Question

Two light bulbs are selected at random from a lot of 24 , of which 4 are defective. What is the probability that a. Both of the light bulbs are defective? b. At least 1 of the light bulbs is defective?

Answer

**step1** Understanding the given information

We are given a total of 24 light bulbs in a lot. We know that 4 of these light bulbs are defective. To find the number of non-defective light bulbs, we subtract the number of defective bulbs from the total number of bulbs: 24 - 4 = 20. So, there are 20 non-defective light bulbs.

**step2** Defining the task for part a

For part a, we need to find the probability that when two light bulbs are selected at random, both of them are defective.

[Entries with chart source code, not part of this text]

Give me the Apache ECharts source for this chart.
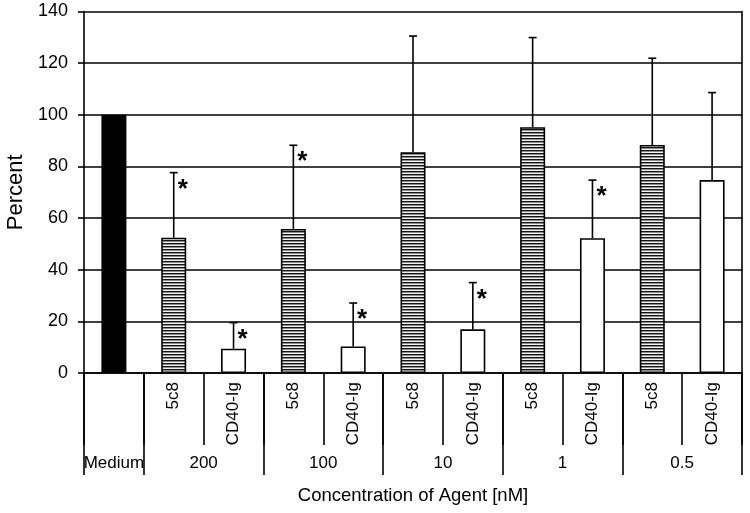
<!DOCTYPE html>
<html>
<head>
<meta charset="utf-8">
<script src="https://cdn.jsdelivr.net/npm/echarts@6/dist/echarts.min.js"></script>
<style>
html,body{margin:0;padding:0;background:#fff;}
#chart{width:750px;height:513px;}
</style>
</head>
<body>
<div id="chart"></div>
<script>
// ---- data ----
var categories = ['Medium', '5c8', 'CD40-Ig', '5c8', 'CD40-Ig', '5c8', 'CD40-Ig', '5c8', 'CD40-Ig', '5c8', 'CD40-Ig'];
var agentTypes = ['medium', '5c8', 'cd40', '5c8', 'cd40', '5c8', 'cd40', '5c8', 'cd40', '5c8', 'cd40'];
var concentrations = ['Medium', '200', '100', '10', '1', '0.5'];
var percentValues = [100, 52.4, 9.4, 55.8, 10.3, 85.5, 16.9, 95.2, 52.2, 88.3, 74.7];
var errorUpper = [null, 77.6, 19.5, 88.2, 27.1, 130.5, 35.0, 129.9, 74.7, 121.9, 108.6];
var significant = [false, true, true, true, true, false, true, false, true, false, false];
var yTicks = [0, 20, 40, 60, 80, 100, 120, 140];
var groupBoundaries = [0, 1, 3, 5, 7, 9, 11];
var groupCenters = [0.5, 2, 4, 6, 8, 10];

// ---- hatch pattern ----
var pc = document.createElement('canvas');
pc.width = 4; pc.height = 3;
var pctx = pc.getContext('2d');
pctx.fillStyle = '#f2f2f2'; pctx.fillRect(0, 0, 4, 3);
pctx.fillStyle = '#151515'; pctx.fillRect(0, 0, 4, 1);
pctx.fillStyle = '#8c8c8c'; pctx.fillRect(0, 1, 4, 1);

var FONT = '"Liberation Sans", Arial, sans-serif';

var barData = percentValues.map(function (v, i) {
  var t = agentTypes[i];
  var color = t === 'medium' ? '#000' : (t === '5c8' ? { image: pc, repeat: 'repeat' } : '#fff');
  return { value: v, itemStyle: { color: color, borderColor: '#000', borderWidth: 1.6 } };
});

var errData = [];
var starData = [];
percentValues.forEach(function (v, i) {
  if (errorUpper[i] != null) errData.push([i, v, errorUpper[i]]);
  if (significant[i]) starData.push([i, errorUpper[i]]);
});

var chart = echarts.init(document.getElementById('chart'), null, { renderer: 'canvas' });
chart.setOption({
  animation: false,
  backgroundColor: '#fff',
  textStyle: { fontFamily: FONT },
  grid: { left: 84, right: 8, top: 11.5, bottom: 140, containLabel: false, outerBoundsMode: 'none' },
  xAxis: [
    {
      type: 'category',
      data: categories,
      boundaryGap: true,
      axisLine: { show: true, lineStyle: { color: '#000', width: 1.6 } },
      axisTick: { show: true, interval: 0, length: 72, lineStyle: { color: '#000', width: 1.6 } },
      axisLabel: {
        interval: 0, rotate: 90, margin: 9, fontSize: 17, color: '#000', fontFamily: FONT,
        formatter: function (v, i) { return i === 0 ? '' : v; }
      },
      splitLine: { show: false }
    },
    {
      type: 'value',
      min: 0, max: 11,
      position: 'bottom',
      axisLine: { show: false },
      axisTick: { show: true, customValues: groupBoundaries, length: 102, lineStyle: { color: '#000', width: 1.6 } },
      axisLabel: {
        show: true, customValues: groupCenters, margin: 82, fontSize: 17, color: '#000', fontFamily: FONT,
        formatter: function (v) { var k = groupCenters.indexOf(v); return k >= 0 ? concentrations[k] : ''; }
      },
      splitLine: { show: false },
      name: 'Concentration of Agent [nM]',
      nameLocation: 'middle',
      nameGap: 113,
      nameTextStyle: { fontSize: 18.5, color: '#000', fontFamily: FONT }
    }
  ],
  yAxis: [
    {
      type: 'value',
      min: 0, max: 140, interval: 20,
      axisLine: { show: true, lineStyle: { color: '#000', width: 1.6 } },
      axisTick: { show: true, length: 6, lineStyle: { color: '#000', width: 1.6 } },
      axisLabel: { fontSize: 18, color: '#000', margin: 16, fontFamily: FONT },
      splitLine: { show: true, lineStyle: { color: '#000', width: 1.6 } },
      name: 'Percent',
      nameLocation: 'middle',
      nameGap: 54,
      nameTextStyle: { fontSize: 22, color: '#000', fontFamily: FONT }
    },
    {
      type: 'value',
      min: 0, max: 140, interval: 20,
      position: 'right',
      axisLine: { show: true, lineStyle: { color: '#000', width: 1.6 } },
      axisTick: { show: false },
      axisLabel: { show: false },
      splitLine: { show: false }
    }
  ],
  series: [
    {
      type: 'bar',
      xAxisIndex: 0,
      yAxisIndex: 0,
      barWidth: 25,
      data: barData,
      z: 2
    },
    {
      type: 'custom',
      xAxisIndex: 0,
      yAxisIndex: 0,
      data: errData,
      z: 3,
      renderItem: function (params, api) {
        var x = api.coord([api.value(0), api.value(1)])[0];
        var y0 = api.coord([api.value(0), api.value(1)])[1];
        var y1 = api.coord([api.value(0), api.value(2)])[1];
        var st = { stroke: '#000', lineWidth: 1.6 };
        return {
          type: 'group',
          children: [
            { type: 'line', shape: { x1: x, y1: y0, x2: x, y2: y1 }, style: st },
            { type: 'line', shape: { x1: x - 4, y1: y1, x2: x + 4, y2: y1 }, style: st }
          ]
        };
      }
    },
    {
      type: 'custom',
      xAxisIndex: 0,
      yAxisIndex: 0,
      data: starData,
      z: 4,
      renderItem: function (params, api) {
        var p = api.coord([api.value(0), api.value(1)]);
        return {
          type: 'text',
          x: p[0] + 9,
          y: p[1] + 17,
          style: {
            text: '*', fontSize: 26, fontWeight: 'bold', fontFamily: FONT, fill: '#000',
            align: 'center', verticalAlign: 'middle'
          }
        };
      }
    }
  ]
});
</script>
</body>
</html>
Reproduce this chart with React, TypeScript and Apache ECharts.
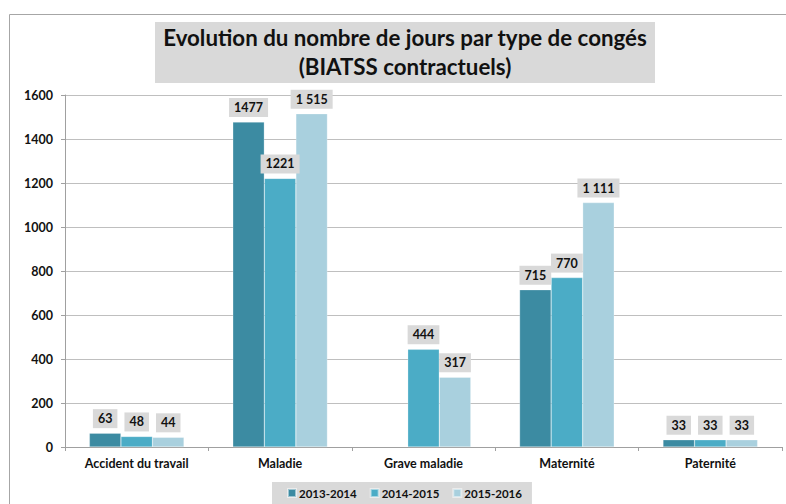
import React, { useEffect, useRef } from "react";
import * as echarts from "echarts";

const categories = ["Accident du travail", "Maladie", "Grave maladie", "Maternité", "Paternité"];
const seriesNames = ["2013-2014", "2014-2015", "2015-2016"];
const values2013 = [63, 1477, null, 715, 33];
const values2014 = [48, 1221, 444, 770, 33];
const values2015 = [44, 1515, 317, 1111, 33];
const yTicks = { min: 0, max: 1600, interval: 200 };
const titleText = "Evolution du nombre de jours par type de congés\n(BIATSS contractuels)";

const colors = ["#3c8ba2", "#4bacc6", "#a9d0de"];
const FONT = "Lato, 'Liberation Sans', sans-serif";
const SMALL = 12.5;

export default function App() {
  const ref = useRef<HTMLDivElement>(null);
  useEffect(() => {
    if (!ref.current) return;
    const chart = echarts.init(ref.current, null, { renderer: "svg" });
    const allValues = [values2013, values2014, values2015];
    const fmt = (si: number) => (p: any) => {
      const v = p.value;
      if (v == null) return "";
      if (si === 2 && v >= 1000) {
        const s = String(v);
        return s.slice(0, s.length - 3) + " " + s.slice(s.length - 3);
      }
      return String(v);
    };
    chart.setOption({
      animation: false,
      color: colors,
      textStyle: { fontFamily: FONT },
      graphic: [
        {
          type: "rect",
          shape: { x: 9.5, y: 14.5, width: 900, height: 600 },
          style: { fill: "none", stroke: "#a6a6a6", lineWidth: 1 },
          silent: true,
          z: -10,
        },
        {
          type: "rect",
          shape: { x: 155, y: 22, width: 500, height: 61 },
          style: { fill: "#d9d9d9" },
          silent: true,
          z: 1,
        },
        {
          type: "text",
          x: 405,
          y: 23,
          z: 2,
          silent: true,
          style: {
            text: titleText,
            fontFamily: FONT,
            fontSize: 22.3,
            fontWeight: "bold",
            fill: "#111111",
            lineHeight: 29,
            align: "center",
            verticalAlign: "top",
          },
        },
      ],
      legend: {
        data: seriesNames,
        left: 272,
        top: 482,
        backgroundColor: "#d9d9d9",
        padding: [5, 10, 8, 15],
        itemWidth: 8,
        itemHeight: 8,
        itemGap: 13,
        icon: "rect",
        textStyle: { fontFamily: FONT, fontSize: 11.5, fontWeight: "bold", color: "#111111", padding: [0, 0, 0, -2] },
      },
      grid: { left: 65, right: 4, top: 95, bottom: 57, containLabel: false },
      xAxis: {
        type: "category",
        data: categories,
        axisLine: { lineStyle: { color: "#a0a0a0" } },
        axisTick: { show: true, length: 4, lineStyle: { color: "#a0a0a0" } },
        axisLabel: { fontFamily: FONT, fontSize: SMALL, fontWeight: "bold", color: "#111111", margin: 10 },
      },
      yAxis: {
        type: "value",
        min: yTicks.min,
        max: yTicks.max,
        interval: yTicks.interval,
        axisLine: { show: true, lineStyle: { color: "#a0a0a0" } },
        axisTick: { show: true, length: 4, lineStyle: { color: "#a0a0a0" } },
        axisLabel: {
          fontFamily: FONT,
          fontSize: SMALL,
          fontWeight: "bold",
          color: "#111111",
          margin: 12,
          formatter: (v: number) => String(v),
        },
        splitLine: { lineStyle: { color: "#bfbfbf" } },
      },
      series: seriesNames.map((name, i) => ({
        name,
        type: "bar",
        data: allValues[i],
        barGap: "0%",
        barCategoryGap: "34%",
        itemStyle: { color: colors[i], borderColor: "rgba(255,255,255,0.5)", borderWidth: 0.5 },
        label: {
          show: true,
          position: "top",
          distance: 5,
          formatter: fmt(i),
          backgroundColor: "#d9d9d9",
          padding: [3, 5, 3, 5],
          fontFamily: FONT,
          fontSize: SMALL,
          fontWeight: "bold",
          color: "#111111",
        },
      })),
    });
    return () => chart.dispose();
  }, []);
  return (
    <div style={{ position: "fixed", left: 0, top: 0, width: 786, height: 504, background: "#fff", overflow: "hidden" }}>
      <div ref={ref} style={{ width: 786, height: 504 }} />
    </div>
  );
}
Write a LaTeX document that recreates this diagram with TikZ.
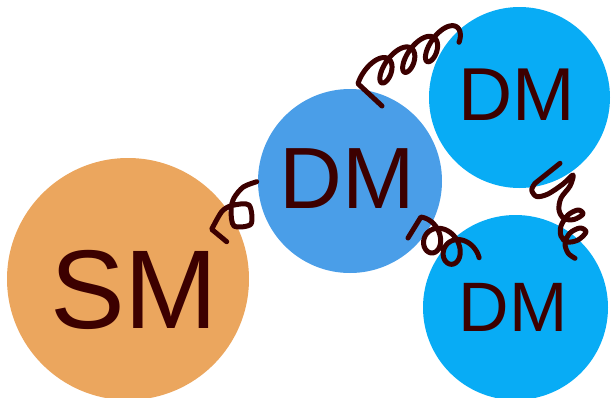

**step3** Calculating the probability of the first bulb being defective

When the first light bulb is selected, there are 4 defective bulbs available out of a total of 24 bulbs. The probability that the first bulb selected is defective is the number of defective bulbs divided by the total number of bulbs. This is $$\frac{4}{24}$$. We can simplify this fraction by dividing both the numerator and the denominator by 4: $$\frac{4 \div 4}{24 \div 4} = \frac{1}{6}$$.

**step4** Calculating the probability of the second bulb being defective, given the first was defective

After one defective bulb has been selected, there are now 3 defective bulbs left (since 4 - 1 = 3) and a total of 23 light bulbs remaining (since 24 - 1 = 23). The probability that the second bulb selected is also defective is the number of remaining defective bulbs divided by the remaining total number of bulbs. This is $$\frac{3}{23}$$.

**step5** Calculating the probability of both bulbs being defective

To find the probability that both the first and second bulbs selected are defective, we multiply the probability of the first event by the probability of the second event. So, we multiply $$\frac{1}{6}$$ by $$\frac{3}{23}$$.
$$ \frac{1}{6} \times \frac{3}{23} = \frac{1 \times 3}{6 \times 23} = \frac{3}{138} $$
We can simplify the fraction $$\frac{3}{138}$$ by dividing both the numerator and the denominator by 3.
$$ \frac{3 \div 3}{138 \div 3} = \frac{1}{46} $$
Therefore, the probability that both selected light bulbs are defective is $$\frac{1}{46}$$.

**step6** Defining the task for part b

For part b, we need to find the probability that at least 1 of the selected light bulbs is defective.

**step7** Understanding "at least 1 defective" using the complement rule

The event "at least 1 defective" means that either one bulb is defective, or both bulbs are defective. It is often simpler to calculate the probability of the opposite event and subtract it from 1. The opposite of "at least 1 defective" is "no defective bulbs", which means both selected light bulbs are non-defective.

**step8** Calculating the probability of the first bulb being non-defective

When the first light bulb is selected, there are 20 non-defective bulbs available out of a total of 24 bulbs. The probability that the first bulb selected is non-defective is the number of non-defective bulbs divided by the total number of bulbs. This is $$\frac{20}{24}$$. We can simplify this fraction by dividing both the numerator and the denominator by 4: $$\frac{20 \div 4}{24 \div 4} = \frac{5}{6}$$.

**step9** Calculating the probability of the second bulb being non-defective, given the first was non-defective

After one non-defective bulb has been selected, there are now 19 non-defective bulbs left (since 20 - 1 = 19) and a total of 23 light bulbs remaining (since 24 - 1 = 23). The probability that the second bulb selected is also non-defective is the number of remaining non-defective bulbs divided by the remaining total number of bulbs. This is $$\frac{19}{23}$$.

**step10** Calculating the probability that both bulbs are non-defective

To find the probability that both the first and second bulbs selected are non-defective, we multiply the probability of the first non-defective bulb by the probability of the second non-defective bulb. So, we multiply $$\frac{5}{6}$$ by $$\frac{19}{23}$$.
$$ \frac{5}{6} \times \frac{19}{23} = \frac{5 \times 19}{6 \times 23} = \frac{95}{138} $$
Therefore, the probability that both selected light bulbs are non-defective is $$\frac{95}{138}$$.

**step11** Calculating the probability of at least 1 defective bulb

Since the probability of "at least 1 defective" is 1 minus the probability of "no defective bulbs", we subtract the probability that both bulbs are non-defective from 1.
$$ 1 - \frac{95}{138} $$
To perform this subtraction, we can write 1 as a fraction with the same denominator, which is $$\frac{138}{138}$$.
$$ \frac{138}{138} - \frac{95}{138} = \frac{138 - 95}{138} = \frac{43}{138} $$
So, the probability that at least 1 of the selected light bulbs is defective is $$\frac{43}{138}$$.